**Data lines:**
##########

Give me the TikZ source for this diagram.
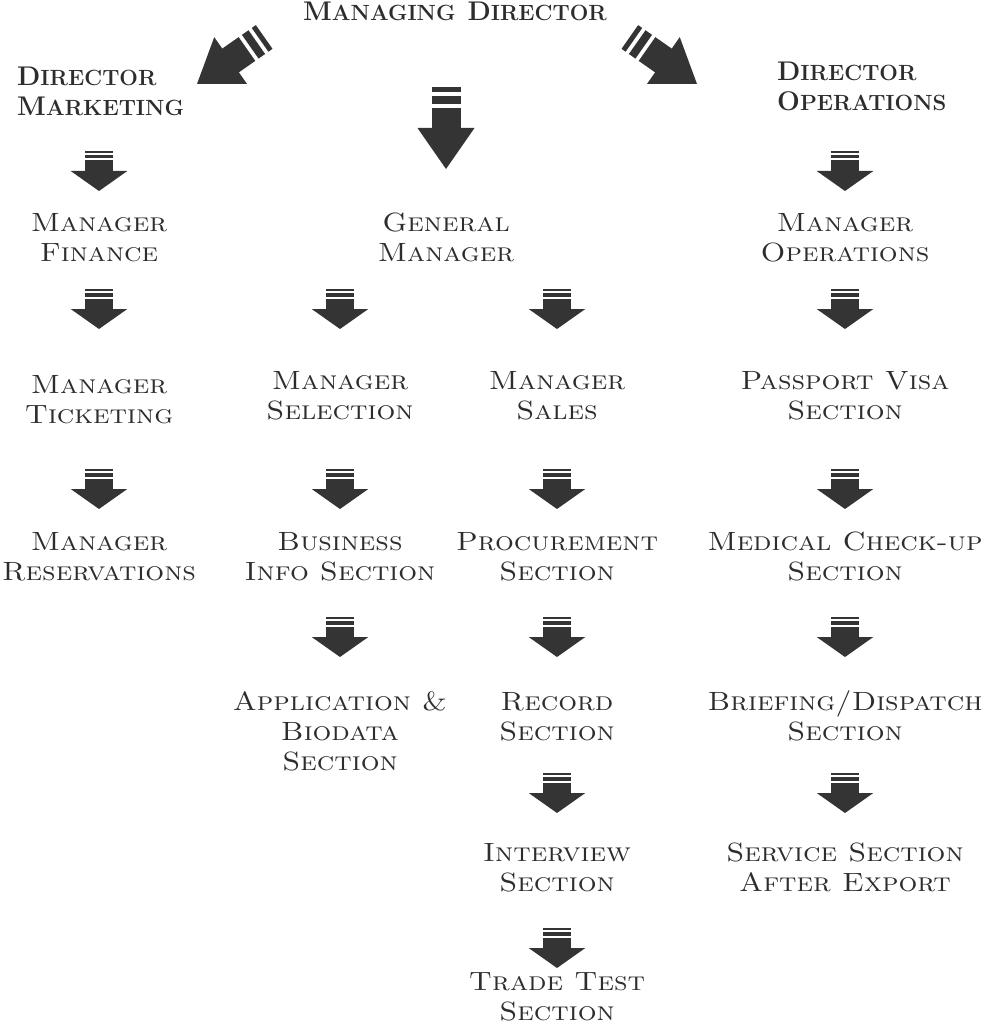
\documentclass[tikz,border=0pt]{standalone}
\usepackage{tikz}
\usepackage{graphicx}
\definecolor{ink}{RGB}{52,52,52}
\definecolor{txt}{RGB}{45,45,45}
\newcommand\bsc[2]{{\fontsize{27}{30}\selectfont #1}{\fontsize{22}{30}\selectfont #2}}
\newcommand\lines[1]{\scalebox{1.12}[1]{\setlength\tabcolsep{0pt}\renewcommand\arraystretch{1}\begin{tabular}[t]{c}#1\end{tabular}}}
\newcommand\blines[1]{\setlength\tabcolsep{0pt}\renewcommand\arraystretch{1}\begin{tabular}[t]{l}#1\end{tabular}}
\tikzset{
  lbl/.style={anchor=base, inner sep=0pt, text=txt,
    font=\fontsize{26.4}{30}\selectfont\scshape},
  ttl/.style={anchor=base west, inner sep=0pt, text=txt,
    font=\bfseries\fontsize{22}{30}\selectfont},
  sarr/.pic={
    \fill[ink] (-28.3,-20) -- (28.3,-20) -- (0,0) -- cycle;
    \fill[ink] (-14,-30.5) rectangle (14,-19.5);
    \fill[ink] (-14,-36.3) rectangle (14,-32.5);
    \fill[ink] (-14,-40) rectangle (14,-38);
  },
  barr/.pic={
    \fill[ink] (-28.5,-41) -- (28.5,-41) -- (0,0) -- cycle;
    \fill[ink] (-14.5,-61) rectangle (14.5,-40.5);
    \fill[ink] (-14.5,-73) rectangle (14.5,-65);
    \fill[ink] (-14.5,-82) rectangle (14.5,-77);
  }
}
\begin{document}
\begin{tikzpicture}[x=1pt,y=-1pt]
\useasboundingbox[fill=white] (0,0) rectangle (984,1024);
% titles
\node[anchor=base, inner sep=0pt, text=txt, font=\bfseries] (md) at (455,20.5) {\bsc{M}{ANAGING}\hspace{12pt}\bsc{D}{IRECTOR}};
\node[ttl] (dm) at (17,86) {\blines{\bsc{D}{IRECTOR}\\\bsc{M}{ARKETING}}};
\node[ttl] (dop) at (777,81) {\blines{\bsc{D}{IRECTOR}\\\bsc{O}{PERATIONS}}};
% top arrows
\pic[rotate=-55] at (197,84) {barr};
\pic[rotate=55] at (697,84) {barr};
\pic at (446,169) {barr};
% column 1
\node[lbl] (mf) at (99,232) {\lines{Manager\\Finance}};
\node[lbl] (mt) at (99,393) {\lines{Manager\\Ticketing}};
\node[lbl] (mr) at (99,550) {\lines{Manager\\Reservations}};
% general manager
\node[lbl] (gm) at (446,232) {\lines{General\\Manager}};
% column 2
\node[lbl] (msel) at (340,389) {\lines{Manager\\Selection}};
\node[lbl] (bis) at (340,550) {\lines{Business\\Info Section}};
\node[lbl] (abs) at (340,710) {\lines{Application \&\\Biodata\\Section}};
% column 3
\node[lbl] (msal) at (557,389) {\lines{Manager\\Sales}};
\node[lbl] (ps) at (557,550) {\lines{Procurement\\Section}};
\node[lbl] (rs) at (557,710) {\lines{Record\\Section}};
\node[lbl] (is) at (557,861) {\lines{Interview\\Section}};
\node[lbl] (tts) at (557,990) {\lines{Trade Test\\Section}};
% column 4
\node[lbl] (mo) at (845,232) {\lines{Manager\\Operations}};
\node[lbl] (pvs) at (845,389) {\lines{Passport Visa\\Section}};
\node[lbl] (mcs) at (845,550) {\lines{Medical Check-up\\Section}};
\node[lbl] (bds) at (845,710) {\lines{Briefing/Dispatch\\Section}};
\node[lbl] (ssae) at (845,861) {\lines{Service Section\\After Export}};
% small arrows
\foreach \x/\y in {99/191,99/329,99/509,
                   340/329,340/509,340/657,
                   557/329,557/509,557/657,557/813,557/968,
                   845/191,845/329,845/509,845/657,845/813}
  \pic at (\x,\y) {sarr};
\end{tikzpicture}
\end{document}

##########

**Task to complete:** All of the data above should be quoted exactly, except for the pictures.

**Exercise answer:**
Give me the TikZ source for this diagram.
\documentclass[tikz,border=0pt]{standalone}
\usepackage{tikz}
\usepackage{graphicx}
\definecolor{ink}{RGB}{52,52,52}
\definecolor{txt}{RGB}{45,45,45}
\newcommand\bsc[2]{{\fontsize{27}{30}\selectfont #1}{\fontsize{22}{30}\selectfont #2}}
\newcommand\lines[1]{\scalebox{1.12}[1]{\setlength\tabcolsep{0pt}\renewcommand\arraystretch{1}\begin{tabular}[t]{c}#1\end{tabular}}}
\newcommand\blines[1]{\setlength\tabcolsep{0pt}\renewcommand\arraystretch{1}\begin{tabular}[t]{l}#1\end{tabular}}
\tikzset{
  lbl/.style={anchor=base, inner sep=0pt, text=txt,
    font=\fontsize{26.4}{30}\selectfont\scshape},
  ttl/.style={anchor=base west, inner sep=0pt, text=txt,
    font=\bfseries\fontsize{22}{30}\selectfont},
  sarr/.pic={
    \fill[ink] (-28.3,-20) -- (28.3,-20) -- (0,0) -- cycle;
    \fill[ink] (-14,-30.5) rectangle (14,-19.5);
    \fill[ink] (-14,-36.3) rectangle (14,-32.5);
    \fill[ink] (-14,-40) rectangle (14,-38);
  },
  barr/.pic={
    \fill[ink] (-28.5,-41) -- (28.5,-41) -- (0,0) -- cycle;
    \fill[ink] (-14.5,-61) rectangle (14.5,-40.5);
    \fill[ink] (-14.5,-73) rectangle (14.5,-65);
    \fill[ink] (-14.5,-82) rectangle (14.5,-77);
  }
}
\begin{document}
\begin{tikzpicture}[x=1pt,y=-1pt]
\useasboundingbox[fill=white] (0,0) rectangle (984,1024);
% titles
\node[anchor=base, inner sep=0pt, text=txt, font=\bfseries] (md) at (455,20.5) {\bsc{M}{ANAGING}\hspace{12pt}\bsc{D}{IRECTOR}};
\node[ttl] (dm) at (17,86) {\blines{\bsc{D}{IRECTOR}\\\bsc{M}{ARKETING}}};
\node[ttl] (dop) at (777,81) {\blines{\bsc{D}{IRECTOR}\\\bsc{O}{PERATIONS}}};
% top arrows
\pic[rotate=-55] at (197,84) {barr};
\pic[rotate=55] at (697,84) {barr};
\pic at (446,169) {barr};
% column 1
\node[lbl] (mf) at (99,232) {\lines{Manager\\Finance}};
\node[lbl] (mt) at (99,393) {\lines{Manager\\Ticketing}};
\node[lbl] (mr) at (99,550) {\lines{Manager\\Reservations}};
% general manager
\node[lbl] (gm) at (446,232) {\lines{General\\Manager}};
% column 2
\node[lbl] (msel) at (340,389) {\lines{Manager\\Selection}};
\node[lbl] (bis) at (340,550) {\lines{Business\\Info Section}};
\node[lbl] (abs) at (340,710) {\lines{Application \&\\Biodata\\Section}};
% column 3
\node[lbl] (msal) at (557,389) {\lines{Manager\\Sales}};
\node[lbl] (ps) at (557,550) {\lines{Procurement\\Section}};
\node[lbl] (rs) at (557,710) {\lines{Record\\Section}};
\node[lbl] (is) at (557,861) {\lines{Interview\\Section}};
\node[lbl] (tts) at (557,990) {\lines{Trade Test\\Section}};
% column 4
\node[lbl] (mo) at (845,232) {\lines{Manager\\Operations}};
\node[lbl] (pvs) at (845,389) {\lines{Passport Visa\\Section}};
\node[lbl] (mcs) at (845,550) {\lines{Medical Check-up\\Section}};
\node[lbl] (bds) at (845,710) {\lines{Briefing/Dispatch\\Section}};
\node[lbl] (ssae) at (845,861) {\lines{Service Section\\After Export}};
% small arrows
\foreach \x/\y in {99/191,99/329,99/509,
                   340/329,340/509,340/657,
                   557/329,557/509,557/657,557/813,557/968,
                   845/191,845/329,845/509,845/657,845/813}
  \pic at (\x,\y) {sarr};
\end{tikzpicture}
\end{document}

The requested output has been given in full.